I plan to spend some time over the next week reassessing our processes and making sure we’ve got a solid plan for this season. We want to meet the kids where they’re at. If I know some are going to need to step it up to meet their goals this season, I’m going to make that plan that kicks off early in the season. They all need rest and a break, and a chance to be kids…but we can make that happen as a team and begin building the bond they need early on. Here’s my plan for this season:
  1. More team bonding. Most of our teams bonded well this past season. The ones that struggled the most with their stunting didn’t bond very well. They represented four different school districts plus two homeschoolers. The bonding that normally comes easily, required more intention. I need to plan ahead for that this season.

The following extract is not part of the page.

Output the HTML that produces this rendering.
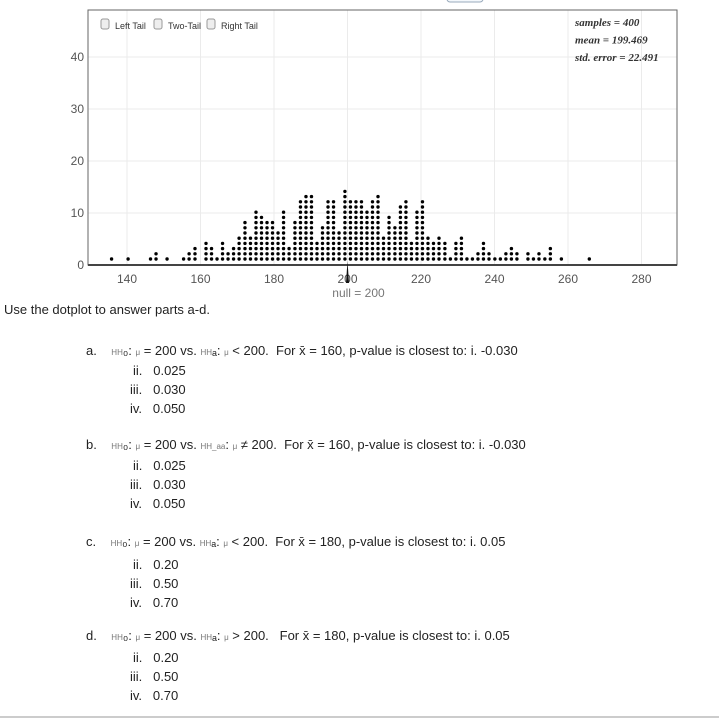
<!DOCTYPE html>
<html><head><meta charset="utf-8">
<style>
body{margin:0;width:719px;height:718px;background:#fff;position:relative;overflow:hidden;font-family:"Liberation Sans",sans-serif;}
.t{position:absolute;font-size:13px;color:#222;white-space:nowrap;line-height:16px;}
.s{font-size:8px;color:#777;}
svg{position:absolute;left:0;top:0;}
</style></head><body>
<svg id="chart" width="719" height="305"></svg>
<div class="t" style="left:4px;top:302px">Use the dotplot to answer parts a-d.</div>

<div class="t" style="left:86px;top:343px">a.&nbsp;&nbsp;&nbsp; <span class="s">HH</span>₀: <span class="s">μ</span> = 200 vs. <span class="s">HH</span>ₐ: <span class="s">μ</span> &lt; 200.&nbsp; For x̄ = 160, p-value is closest to: i. -0.030</div>
<div class="t" style="left:133px;top:363px">ii.&nbsp;&nbsp; 0.025</div>
<div class="t" style="left:130px;top:382px">iii.&nbsp;&nbsp; 0.030</div>
<div class="t" style="left:130px;top:401px">iv.&nbsp;&nbsp; 0.050</div>

<div class="t" style="left:86px;top:437px">b.&nbsp;&nbsp;&nbsp; <span class="s">HH</span>₀: <span class="s">μ</span> = 200 vs. <span class="s">HH_aa</span>: <span class="s">μ</span> ≠ 200.&nbsp; For x̄ = 160, p-value is closest to: i. -0.030</div>
<div class="t" style="left:133px;top:458px">ii.&nbsp;&nbsp; 0.025</div>
<div class="t" style="left:130px;top:477px">iii.&nbsp;&nbsp; 0.030</div>
<div class="t" style="left:130px;top:496px">iv.&nbsp;&nbsp; 0.050</div>

<div class="t" style="left:86px;top:534px">c.&nbsp;&nbsp;&nbsp; <span class="s">HH</span>₀: <span class="s">μ</span> = 200 vs. <span class="s">HH</span>ₐ: <span class="s">μ</span> &lt; 200.&nbsp; For x̄ = 180, p-value is closest to: i. 0.05</div>
<div class="t" style="left:133px;top:557px">ii.&nbsp;&nbsp; 0.20</div>
<div class="t" style="left:130px;top:576px">iii.&nbsp;&nbsp; 0.50</div>
<div class="t" style="left:130px;top:595px">iv.&nbsp;&nbsp; 0.70</div>

<div class="t" style="left:86px;top:628px">d.&nbsp;&nbsp;&nbsp; <span class="s">HH</span>₀: <span class="s">μ</span> = 200 vs. <span class="s">HH</span>ₐ: <span class="s">μ</span> &gt; 200.&nbsp;&nbsp; For x̄ = 180, p-value is closest to: i. 0.05</div>
<div class="t" style="left:133px;top:650px">ii.&nbsp;&nbsp; 0.20</div>
<div class="t" style="left:130px;top:669px">iii.&nbsp;&nbsp; 0.50</div>
<div class="t" style="left:130px;top:688px">iv.&nbsp;&nbsp; 0.70</div>
<div style="position:absolute;left:0;top:716px;width:719px;height:2px;background:#ccc"></div>

<script>
const binValues=[135.8,137.3,138.8,140.3,141.8,143.3,144.9,146.4,147.9,149.4,150.9,152.4,153.9,155.4,156.9,158.5,160.0,161.5,163.0,164.5,166.0,167.5,169.0,170.5,172.1,173.6,175.1,176.6,178.1,179.6,181.1,182.6,184.1,185.7,187.2,188.7,190.2,191.7,193.2,194.7,196.2,197.7,199.3,200.8,202.3,203.8,205.3,206.8,208.3,209.8,211.3,212.9,214.4,215.9,217.4,218.9,220.4,221.9,223.4,224.9,226.5,228.0,229.5,231.0,232.5,234.0,235.5,237.0,238.5,240.1,241.6,243.1,244.6,246.1,247.6,249.1,250.6,252.1,253.7,255.2,256.7,258.2,259.7,261.2,262.7,264.2,265.8];
const binCounts=[1,0,0,1,0,0,0,1,2,0,1,0,0,1,2,3,0,4,3,1,4,2,3,5,8,5,10,9,8,8,6,10,3,8,12,13,13,4,7,12,12,6,14,12,12,12,10,12,13,5,9,7,11,12,4,10,12,5,4,5,4,1,4,5,1,1,2,4,2,1,1,2,3,2,0,2,1,2,1,3,0,1,0,0,0,0,1];
const xTicks=[140,160,180,200,220,240,260,280];
const yTicks=[0,10,20,30,40];
const stats=["samples = 400","mean = 199.469","std. error = 22.491"];
const nullValue=200;

const NS="http://www.w3.org/2000/svg";
const svg=document.getElementById('chart');
const L=88,R=677,T=10,B=265;
const xs=v=>127+(v-140)*3.675;
const ys=v=>B-v*5.2;
function mk(tag,attrs,parent){const e=document.createElementNS(NS,tag);for(const k in attrs)e.setAttribute(k,attrs[k]);(parent||svg).appendChild(e);return e;}

for(const t of xTicks){
  const g=mk('line',{x1:xs(t),x2:xs(t),y1:T,y2:B,stroke:'#ebebeb'});
  
  
  const tx=mk('text',{x:xs(t),y:283,'text-anchor':'middle','font-size':12,fill:'#555','font-family':'Liberation Sans, sans-serif'});
  tx.textContent=t;
  
  
}
for(const t of yTicks){
  const g=mk('line',{x1:L,x2:R,y1:ys(t),y2:ys(t),stroke:'#ebebeb'});
  
  
  const tx=mk('text',{x:84,y:ys(t)+4,'text-anchor':'end','font-size':12,fill:'#555','font-family':'Liberation Sans, sans-serif'});
  tx.textContent=t;
  
  
}
const fr=mk('rect',{x:L,y:T,width:R-L,height:B-T,fill:'none',stroke:'#666','stroke-width':1});


const ax=mk('line',{x1:L,x2:R,y1:B,y2:B,stroke:'#444','stroke-width':2});



binValues.forEach((v,i)=>{
  for(let k=0;k<binCounts[i];k++){
    const c=mk('circle',{cx:xs(v),cy:ys(k)-6,r:1.7,fill:'#000'});
    
    
  }
});

const nm=mk('path',{d:`M${xs(nullValue)-1.5} ${B+18}L${xs(nullValue)} ${B-4}L${xs(nullValue)+1.5} ${B+18}Z`,fill:'#111'});


const nt=mk('text',{x:xs(nullValue)+11,y:297,'text-anchor':'middle','font-size':12,fill:'#777','font-family':'Liberation Sans, sans-serif'});
nt.textContent='null = '+nullValue;



stats.forEach((s,i)=>{
  const t=mk('text',{x:575,y:26+i*17.5,'font-size':11,'font-style':'italic','font-weight':'bold',fill:'#333','font-family':'Liberation Serif, serif'});
  t.textContent=s;
  
  
});

const cbs=[["Left Tail",101,115],["Two-Tail",154,168],["Right Tail",207,221]];
cbs.forEach(c=>{
  const b=mk('rect',{x:c[1],y:19,width:8,height:10,rx:2,fill:'#eee',stroke:'#999'});
  
  
  const t=mk('text',{x:c[2],y:29,'font-size':9,fill:'#333','font-family':'Liberation Sans, sans-serif'});
  t.textContent=c[0];
  
  
});
const tb=mk('rect',{x:447,y:-6,width:36,height:8,rx:3,fill:'#f4f8fc',stroke:'#9ab'});


</script>
</body></html>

  2. Better coaching pairs. Our coaches are great, but some have better availability than others. My availability in the summer totally stinks. My teams need consistency, so we must pair coaches strategically to continue to progress despite coaches’ schedules. Those with full-time jobs may need to be partnered with a coach with tons of availability. My college cheerleaders who coach teams can’t be paired together, as basketball season is brutal. My goal would be to never need a sub this season but to ensure one of the two coaches can be at every single practice. (Maybe this is standard at your gym, but finding cheer coaches is hard in my area, and that usually comes with conflicting college schedules and full-timers.)
  3. Intentional Competition Schedule. In the past, I had some parents who were very vocal about certain competitions, whereas others didn’t say much. So, we’ve gone to many of the same ones year after year. This year we’ll need to diversify a bit to build some excitement back into our schedule. I’ve asked the parents, but now I want to ask the kids what they like the most!
What will you do to ensure this is the best season so far for your gym?